Source material:
☆ ☆ ☆ ☆ ☆ ☆ ☆
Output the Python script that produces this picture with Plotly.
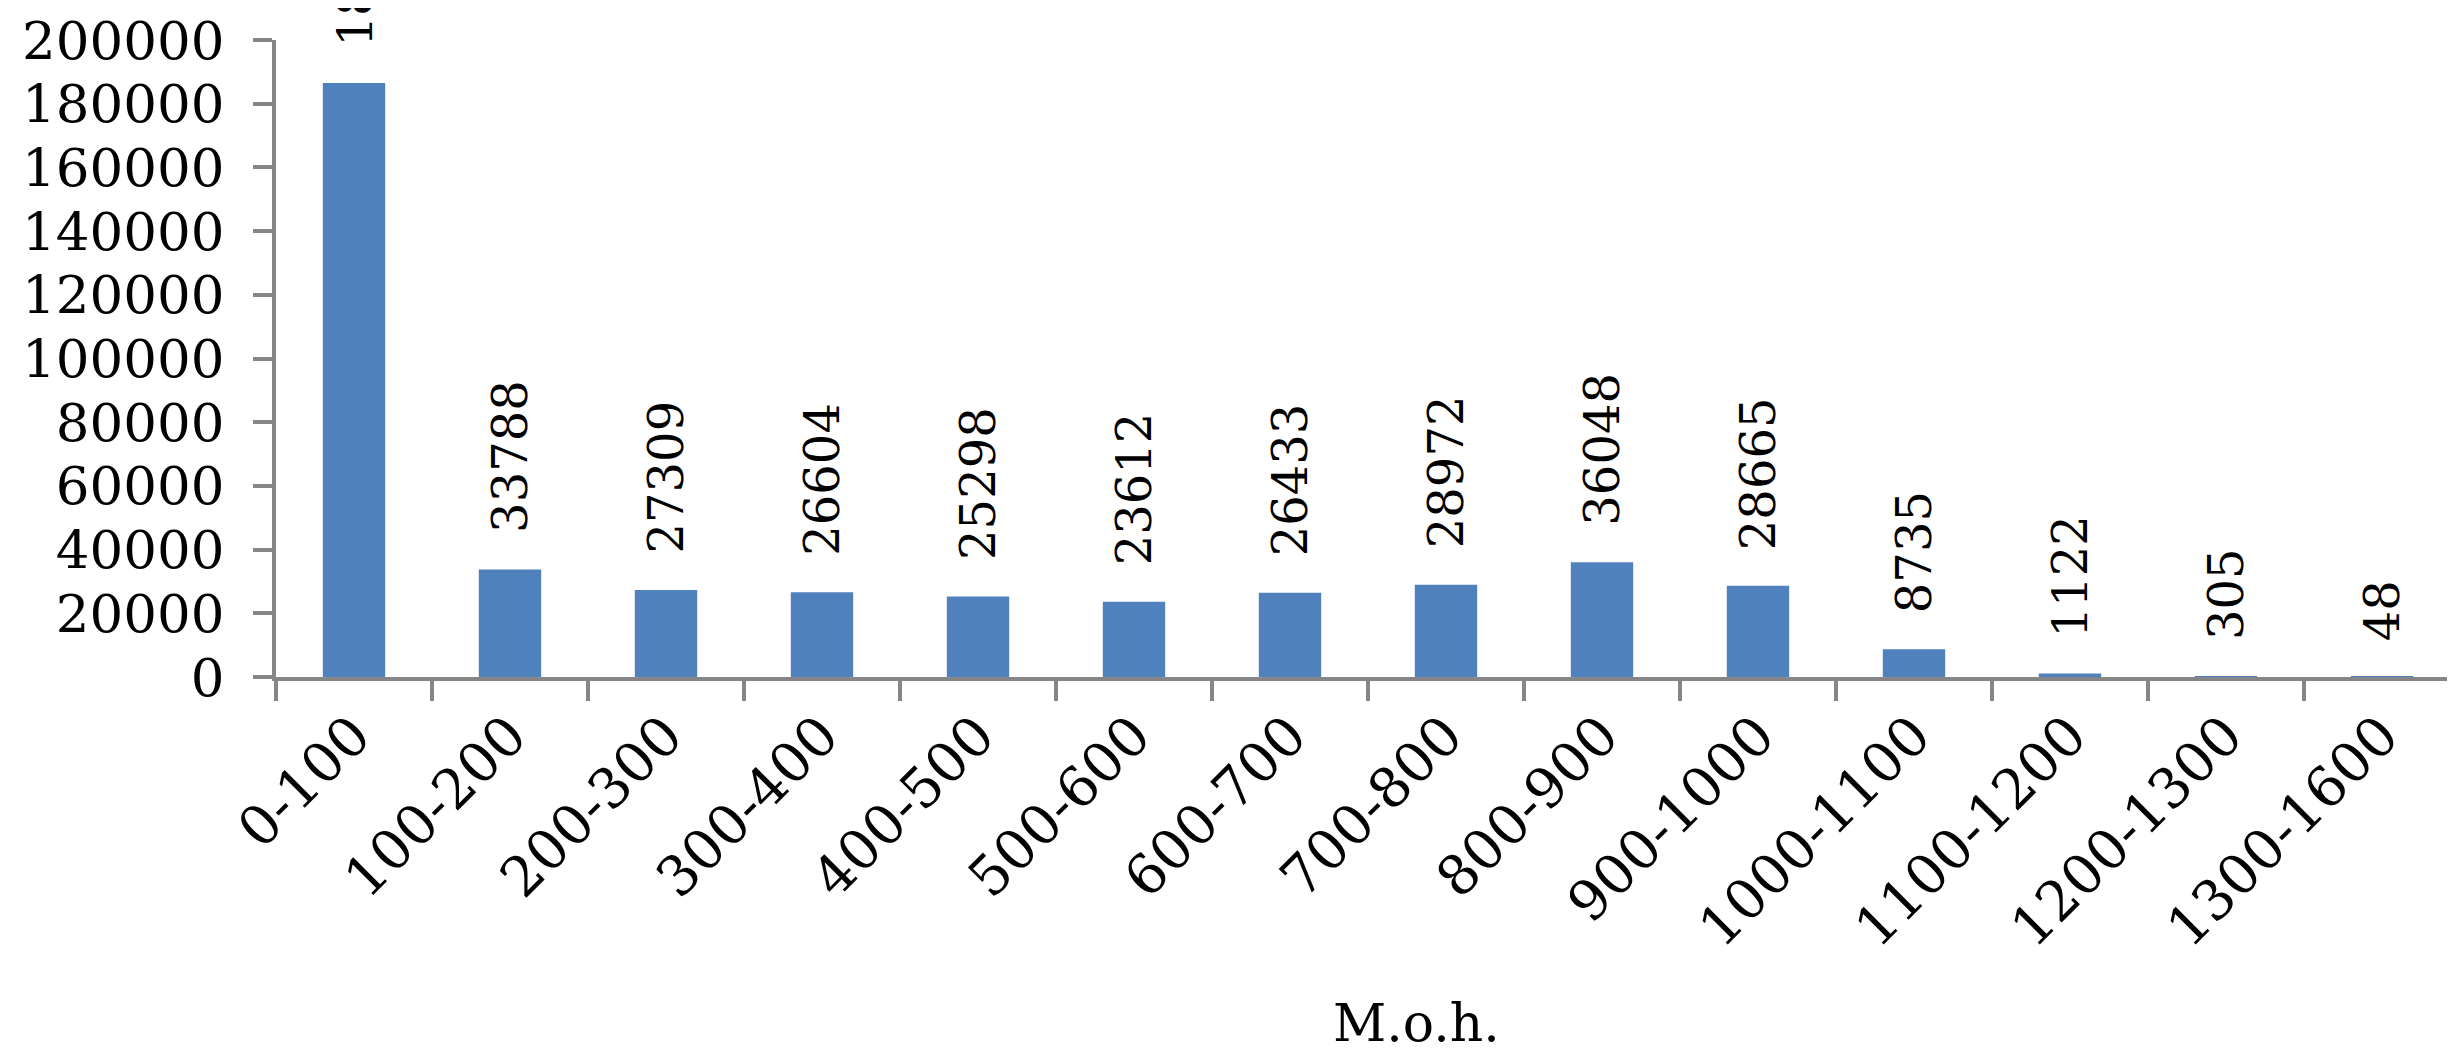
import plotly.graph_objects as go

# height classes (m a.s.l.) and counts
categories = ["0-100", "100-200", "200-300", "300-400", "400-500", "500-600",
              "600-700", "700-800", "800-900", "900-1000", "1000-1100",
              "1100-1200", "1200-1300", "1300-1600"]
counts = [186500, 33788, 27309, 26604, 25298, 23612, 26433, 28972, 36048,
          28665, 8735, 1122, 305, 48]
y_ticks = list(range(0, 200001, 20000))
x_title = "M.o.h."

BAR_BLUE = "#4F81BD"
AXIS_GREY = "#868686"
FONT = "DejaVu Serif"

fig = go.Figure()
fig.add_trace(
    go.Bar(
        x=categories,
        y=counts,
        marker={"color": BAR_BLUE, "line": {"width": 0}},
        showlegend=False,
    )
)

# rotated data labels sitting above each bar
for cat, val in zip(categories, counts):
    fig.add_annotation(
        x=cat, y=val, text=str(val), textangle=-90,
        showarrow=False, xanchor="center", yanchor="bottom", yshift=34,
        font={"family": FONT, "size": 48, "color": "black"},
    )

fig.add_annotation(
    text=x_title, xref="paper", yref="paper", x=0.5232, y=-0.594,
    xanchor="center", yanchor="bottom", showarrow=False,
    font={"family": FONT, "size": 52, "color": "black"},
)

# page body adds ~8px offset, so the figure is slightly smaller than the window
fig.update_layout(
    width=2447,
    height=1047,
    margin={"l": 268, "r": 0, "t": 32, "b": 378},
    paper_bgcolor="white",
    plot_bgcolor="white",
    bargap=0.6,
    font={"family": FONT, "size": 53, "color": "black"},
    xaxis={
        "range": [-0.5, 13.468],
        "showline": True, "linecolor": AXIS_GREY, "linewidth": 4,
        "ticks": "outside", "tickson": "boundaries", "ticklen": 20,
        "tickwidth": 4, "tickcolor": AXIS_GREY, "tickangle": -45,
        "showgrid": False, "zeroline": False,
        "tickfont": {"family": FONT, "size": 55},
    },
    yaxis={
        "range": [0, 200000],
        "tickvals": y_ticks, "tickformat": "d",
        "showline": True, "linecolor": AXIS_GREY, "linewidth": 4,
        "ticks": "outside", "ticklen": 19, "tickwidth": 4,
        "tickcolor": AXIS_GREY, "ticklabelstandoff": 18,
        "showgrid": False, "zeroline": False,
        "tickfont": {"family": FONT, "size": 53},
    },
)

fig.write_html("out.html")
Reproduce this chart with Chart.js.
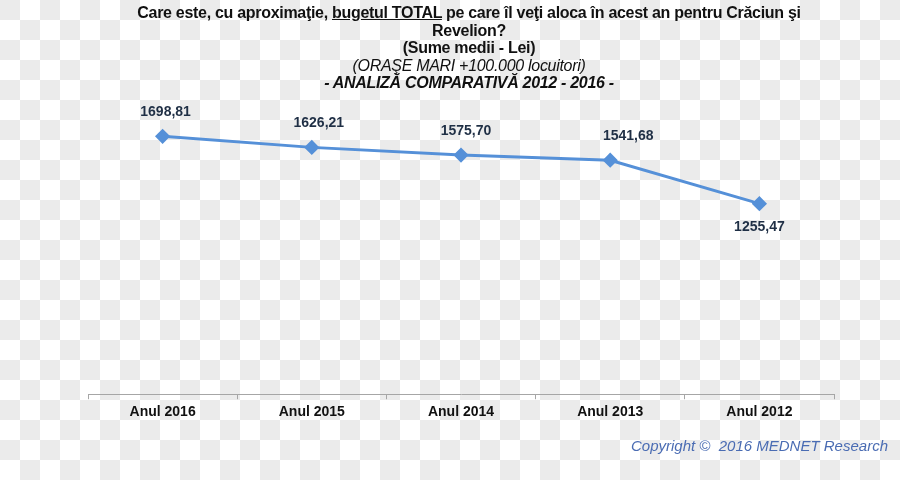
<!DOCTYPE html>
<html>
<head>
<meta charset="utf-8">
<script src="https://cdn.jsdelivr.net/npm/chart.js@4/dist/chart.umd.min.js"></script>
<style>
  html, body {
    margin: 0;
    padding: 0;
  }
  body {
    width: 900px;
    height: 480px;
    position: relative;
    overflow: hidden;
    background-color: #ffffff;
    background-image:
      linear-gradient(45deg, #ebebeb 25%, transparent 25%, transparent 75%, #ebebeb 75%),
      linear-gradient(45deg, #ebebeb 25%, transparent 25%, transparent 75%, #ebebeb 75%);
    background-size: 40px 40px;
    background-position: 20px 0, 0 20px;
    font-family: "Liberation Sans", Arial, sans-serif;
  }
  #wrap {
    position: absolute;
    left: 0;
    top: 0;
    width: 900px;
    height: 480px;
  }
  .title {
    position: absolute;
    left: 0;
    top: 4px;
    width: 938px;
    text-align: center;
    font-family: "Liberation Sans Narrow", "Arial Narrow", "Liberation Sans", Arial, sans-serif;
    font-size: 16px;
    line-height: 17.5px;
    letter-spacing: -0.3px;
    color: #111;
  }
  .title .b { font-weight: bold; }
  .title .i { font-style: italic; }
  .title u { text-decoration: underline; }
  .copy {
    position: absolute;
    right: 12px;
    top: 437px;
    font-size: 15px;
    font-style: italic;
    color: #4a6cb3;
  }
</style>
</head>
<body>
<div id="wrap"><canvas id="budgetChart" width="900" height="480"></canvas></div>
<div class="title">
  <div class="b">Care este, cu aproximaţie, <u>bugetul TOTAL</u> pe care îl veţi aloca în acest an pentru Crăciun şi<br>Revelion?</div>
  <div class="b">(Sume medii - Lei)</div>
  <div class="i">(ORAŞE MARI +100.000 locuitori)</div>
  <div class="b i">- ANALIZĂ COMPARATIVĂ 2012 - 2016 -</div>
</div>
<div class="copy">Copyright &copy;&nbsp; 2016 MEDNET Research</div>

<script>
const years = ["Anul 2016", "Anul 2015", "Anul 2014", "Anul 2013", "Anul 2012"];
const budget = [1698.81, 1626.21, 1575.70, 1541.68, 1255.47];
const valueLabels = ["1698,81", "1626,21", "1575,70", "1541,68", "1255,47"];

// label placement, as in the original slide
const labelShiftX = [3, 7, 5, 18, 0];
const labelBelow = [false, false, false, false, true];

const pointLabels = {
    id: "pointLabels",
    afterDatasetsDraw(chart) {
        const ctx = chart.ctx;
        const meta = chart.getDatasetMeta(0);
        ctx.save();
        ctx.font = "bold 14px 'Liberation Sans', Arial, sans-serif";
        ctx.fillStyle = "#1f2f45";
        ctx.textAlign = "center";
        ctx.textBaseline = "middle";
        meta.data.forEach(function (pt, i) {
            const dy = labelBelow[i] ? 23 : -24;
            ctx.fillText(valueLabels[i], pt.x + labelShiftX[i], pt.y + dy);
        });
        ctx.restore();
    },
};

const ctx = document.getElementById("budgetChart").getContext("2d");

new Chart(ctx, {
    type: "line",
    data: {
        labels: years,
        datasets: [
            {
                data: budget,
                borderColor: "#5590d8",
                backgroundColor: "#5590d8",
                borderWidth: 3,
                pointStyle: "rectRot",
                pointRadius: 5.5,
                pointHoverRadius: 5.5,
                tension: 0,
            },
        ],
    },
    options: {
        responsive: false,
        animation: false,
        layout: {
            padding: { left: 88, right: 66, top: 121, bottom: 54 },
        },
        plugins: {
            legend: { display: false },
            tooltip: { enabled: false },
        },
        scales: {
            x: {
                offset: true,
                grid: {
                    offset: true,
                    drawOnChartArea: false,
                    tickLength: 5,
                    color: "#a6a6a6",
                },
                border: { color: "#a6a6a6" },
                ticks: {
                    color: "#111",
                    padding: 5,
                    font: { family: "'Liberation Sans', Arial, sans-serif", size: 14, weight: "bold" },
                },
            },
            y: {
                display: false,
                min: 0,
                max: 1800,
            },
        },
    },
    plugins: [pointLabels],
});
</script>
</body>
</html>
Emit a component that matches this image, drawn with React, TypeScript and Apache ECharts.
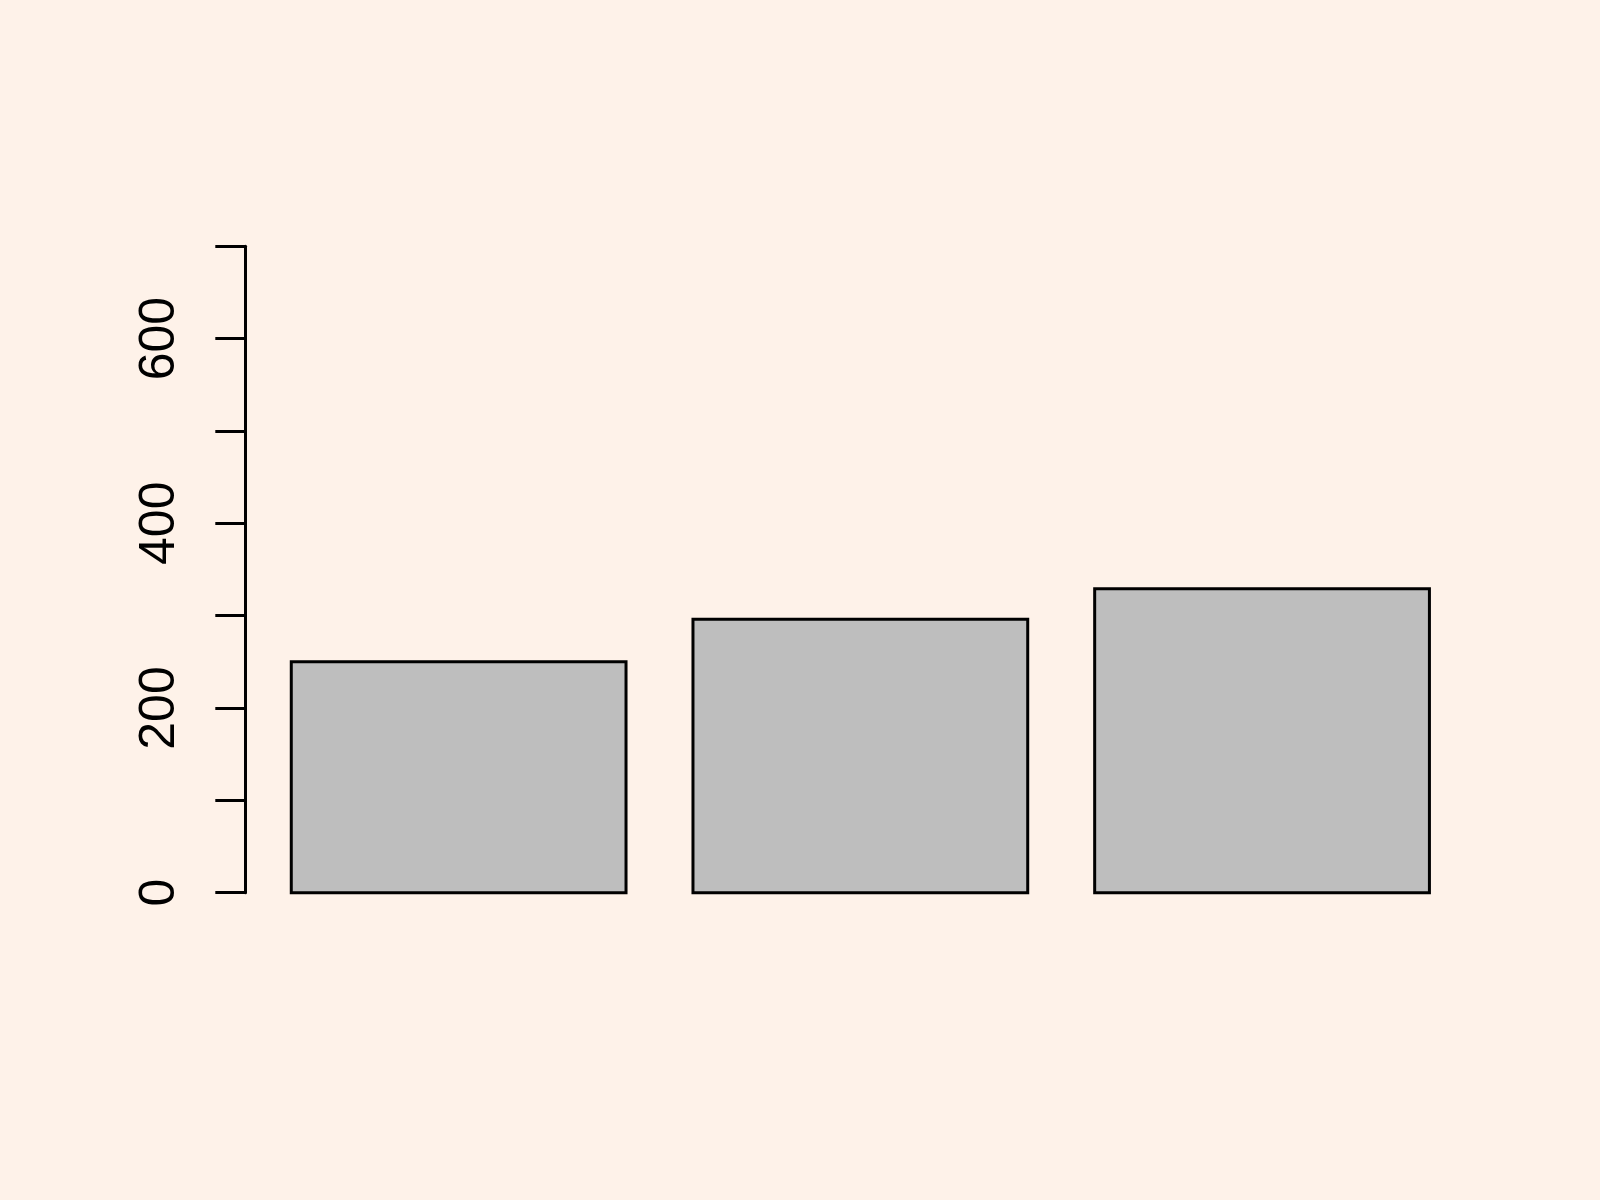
☆ ☆ ☆ ☆ ☆ ☆ ☆
Copy the data word for word. Pictures do not go in the copy.

Output the Python script that produces this picture with Plotly.
import plotly.graph_objects as go

# height classes (m a.s.l.) and counts
categories = ["0-100", "100-200", "200-300", "300-400", "400-500", "500-600",
              "600-700", "700-800", "800-900", "900-1000", "1000-1100",
              "1100-1200", "1200-1300", "1300-1600"]
counts = [186500, 33788, 27309, 26604, 25298, 23612, 26433, 28972, 36048,
          28665, 8735, 1122, 305, 48]
y_ticks = list(range(0, 200001, 20000))
x_title = "M.o.h."

BAR_BLUE = "#4F81BD"
AXIS_GREY = "#868686"
FONT = "DejaVu Serif"

fig = go.Figure()
fig.add_trace(
    go.Bar(
        x=categories,
        y=counts,
        marker={"color": BAR_BLUE, "line": {"width": 0}},
        showlegend=False,
    )
)

# rotated data labels sitting above each bar
for cat, val in zip(categories, counts):
    fig.add_annotation(
        x=cat, y=val, text=str(val), textangle=-90,
        showarrow=False, xanchor="center", yanchor="bottom", yshift=34,
        font={"family": FONT, "size": 48, "color": "black"},
    )

fig.add_annotation(
    text=x_title, xref="paper", yref="paper", x=0.5232, y=-0.594,
    xanchor="center", yanchor="bottom", showarrow=False,
    font={"family": FONT, "size": 52, "color": "black"},
)

# page body adds ~8px offset, so the figure is slightly smaller than the window
fig.update_layout(
    width=2447,
    height=1047,
    margin={"l": 268, "r": 0, "t": 32, "b": 378},
    paper_bgcolor="white",
    plot_bgcolor="white",
    bargap=0.6,
    font={"family": FONT, "size": 53, "color": "black"},
    xaxis={
        "range": [-0.5, 13.468],
        "showline": True, "linecolor": AXIS_GREY, "linewidth": 4,
        "ticks": "outside", "tickson": "boundaries", "ticklen": 20,
        "tickwidth": 4, "tickcolor": AXIS_GREY, "tickangle": -45,
        "showgrid": False, "zeroline": False,
        "tickfont": {"family": FONT, "size": 55},
    },
    yaxis={
        "range": [0, 200000],
        "tickvals": y_ticks, "tickformat": "d",
        "showline": True, "linecolor": AXIS_GREY, "linewidth": 4,
        "ticks": "outside", "ticklen": 19, "tickwidth": 4,
        "tickcolor": AXIS_GREY, "ticklabelstandoff": 18,
        "showgrid": False, "zeroline": False,
        "tickfont": {"family": FONT, "size": 53},
    },
)

fig.write_html("out.html")
Reproduce this chart with Chart.js.
<!DOCTYPE html>
<html>
<head>
<meta charset="utf-8">
<script src="https://cdn.jsdelivr.net/npm/chart.js@4/dist/chart.umd.min.js"></script>
<style>
  html, body {
    margin: 0;
    padding: 0;
  }
  body {
    width: 900px;
    height: 480px;
    position: relative;
    overflow: hidden;
    background-color: #ffffff;
    background-image:
      linear-gradient(45deg, #ebebeb 25%, transparent 25%, transparent 75%, #ebebeb 75%),
      linear-gradient(45deg, #ebebeb 25%, transparent 25%, transparent 75%, #ebebeb 75%);
    background-size: 40px 40px;
    background-position: 20px 0, 0 20px;
    font-family: "Liberation Sans", Arial, sans-serif;
  }
  #wrap {
    position: absolute;
    left: 0;
    top: 0;
    width: 900px;
    height: 480px;
  }
  .title {
    position: absolute;
    left: 0;
    top: 4px;
    width: 938px;
    text-align: center;
    font-family: "Liberation Sans Narrow", "Arial Narrow", "Liberation Sans", Arial, sans-serif;
    font-size: 16px;
    line-height: 17.5px;
    letter-spacing: -0.3px;
    color: #111;
  }
  .title .b { font-weight: bold; }
  .title .i { font-style: italic; }
  .title u { text-decoration: underline; }
  .copy {
    position: absolute;
    right: 12px;
    top: 437px;
    font-size: 15px;
    font-style: italic;
    color: #4a6cb3;
  }
</style>
</head>
<body>
<div id="wrap"><canvas id="budgetChart" width="900" height="480"></canvas></div>
<div class="title">
  <div class="b">Care este, cu aproximaţie, <u>bugetul TOTAL</u> pe care îl veţi aloca în acest an pentru Crăciun şi<br>Revelion?</div>
  <div class="b">(Sume medii - Lei)</div>
  <div class="i">(ORAŞE MARI +100.000 locuitori)</div>
  <div class="b i">- ANALIZĂ COMPARATIVĂ 2012 - 2016 -</div>
</div>
<div class="copy">Copyright &copy;&nbsp; 2016 MEDNET Research</div>

<script>
const years = ["Anul 2016", "Anul 2015", "Anul 2014", "Anul 2013", "Anul 2012"];
const budget = [1698.81, 1626.21, 1575.70, 1541.68, 1255.47];
const valueLabels = ["1698,81", "1626,21", "1575,70", "1541,68", "1255,47"];

// label placement, as in the original slide
const labelShiftX = [3, 7, 5, 18, 0];
const labelBelow = [false, false, false, false, true];

const pointLabels = {
    id: "pointLabels",
    afterDatasetsDraw(chart) {
        const ctx = chart.ctx;
        const meta = chart.getDatasetMeta(0);
        ctx.save();
        ctx.font = "bold 14px 'Liberation Sans', Arial, sans-serif";
        ctx.fillStyle = "#1f2f45";
        ctx.textAlign = "center";
        ctx.textBaseline = "middle";
        meta.data.forEach(function (pt, i) {
            const dy = labelBelow[i] ? 23 : -24;
            ctx.fillText(valueLabels[i], pt.x + labelShiftX[i], pt.y + dy);
        });
        ctx.restore();
    },
};

const ctx = document.getElementById("budgetChart").getContext("2d");

new Chart(ctx, {
    type: "line",
    data: {
        labels: years,
        datasets: [
            {
                data: budget,
                borderColor: "#5590d8",
                backgroundColor: "#5590d8",
                borderWidth: 3,
                pointStyle: "rectRot",
                pointRadius: 5.5,
                pointHoverRadius: 5.5,
                tension: 0,
            },
        ],
    },
    options: {
        responsive: false,
        animation: false,
        layout: {
            padding: { left: 88, right: 66, top: 121, bottom: 54 },
        },
        plugins: {
            legend: { display: false },
            tooltip: { enabled: false },
        },
        scales: {
            x: {
                offset: true,
                grid: {
                    offset: true,
                    drawOnChartArea: false,
                    tickLength: 5,
                    color: "#a6a6a6",
                },
                border: { color: "#a6a6a6" },
                ticks: {
                    color: "#111",
                    padding: 5,
                    font: { family: "'Liberation Sans', Arial, sans-serif", size: 14, weight: "bold" },
                },
            },
            y: {
                display: false,
                min: 0,
                max: 1800,
            },
        },
    },
    plugins: [pointLabels],
});
</script>
</body>
</html>
Emit a component that matches this image, drawn with React, TypeScript and Apache ECharts.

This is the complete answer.